Keywords: Post-trial sales
Intra-organizational diffusion of innovations
Technological products
Buyer-seller relationship
Issue Date: Aug-1996
Series/Report no.: Marketing Working Paper Series ; MKTG 96.074
Abstract: Industrial market sales processes are often long and protracted. These processes typically involves a "trial" stage where several competing options may by tested. Then, a smaller set of products may be bought in greater quantities for use. Hence, the central marketing problems in industrial (or business-to-business) markets for technological products is related to obtain "adoption" (initial trial), and subsequently, to effect diffusion of the new product or technology within the buying organization. In the context of technology-based product-markets characterized by compression of technology cycles, it is imperative that vendors of such products develop appropriate strategies to speed-up both trial adoptions and subsequent organization-wide purchases.
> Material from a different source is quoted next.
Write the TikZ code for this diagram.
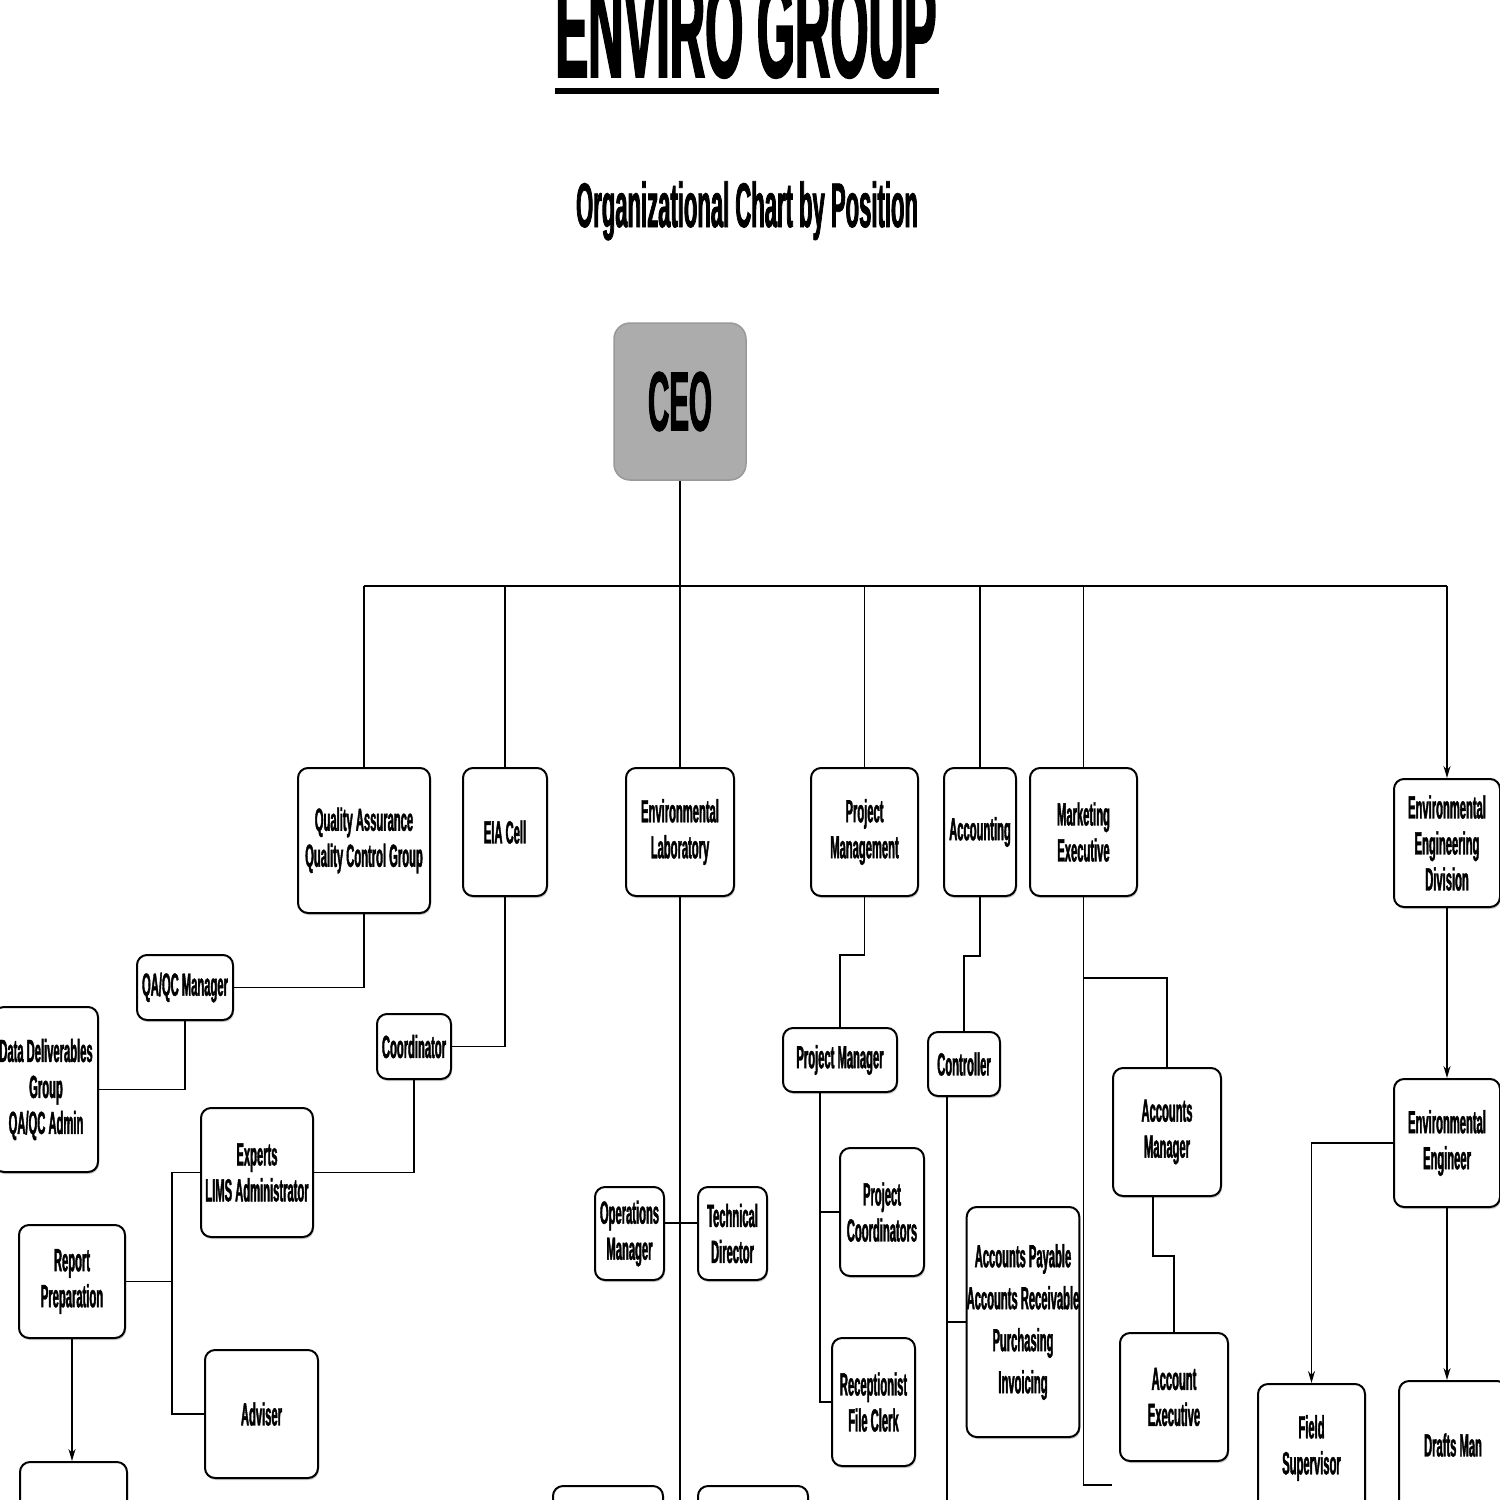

Unfortunately, most research on diffusion of technological innovations in business organizational settings is devoted to initial adoption. The importance of post-trial sales in business markets underscores the need for research on intra-organizational diffusion of innovations. To this end the authors suggest a framework and research propositions for intra-organizational diffusion of technological products based on five sets of variables: characteristics of buying organizations, buying center dynamics, buying organization's environmental characteristics, product characteristics, and the competitive environment selling organizations. More effective management and control of these factors contribute to better key account management practices. Consequences of more effective intra-organizational diffusion (e.g., lower transaction costs, reduced risk, enhanced loyalty) create advantages for both selling and buying organizations. These advantages, in turn, lead to more profitable long-run buyer-seller relationship.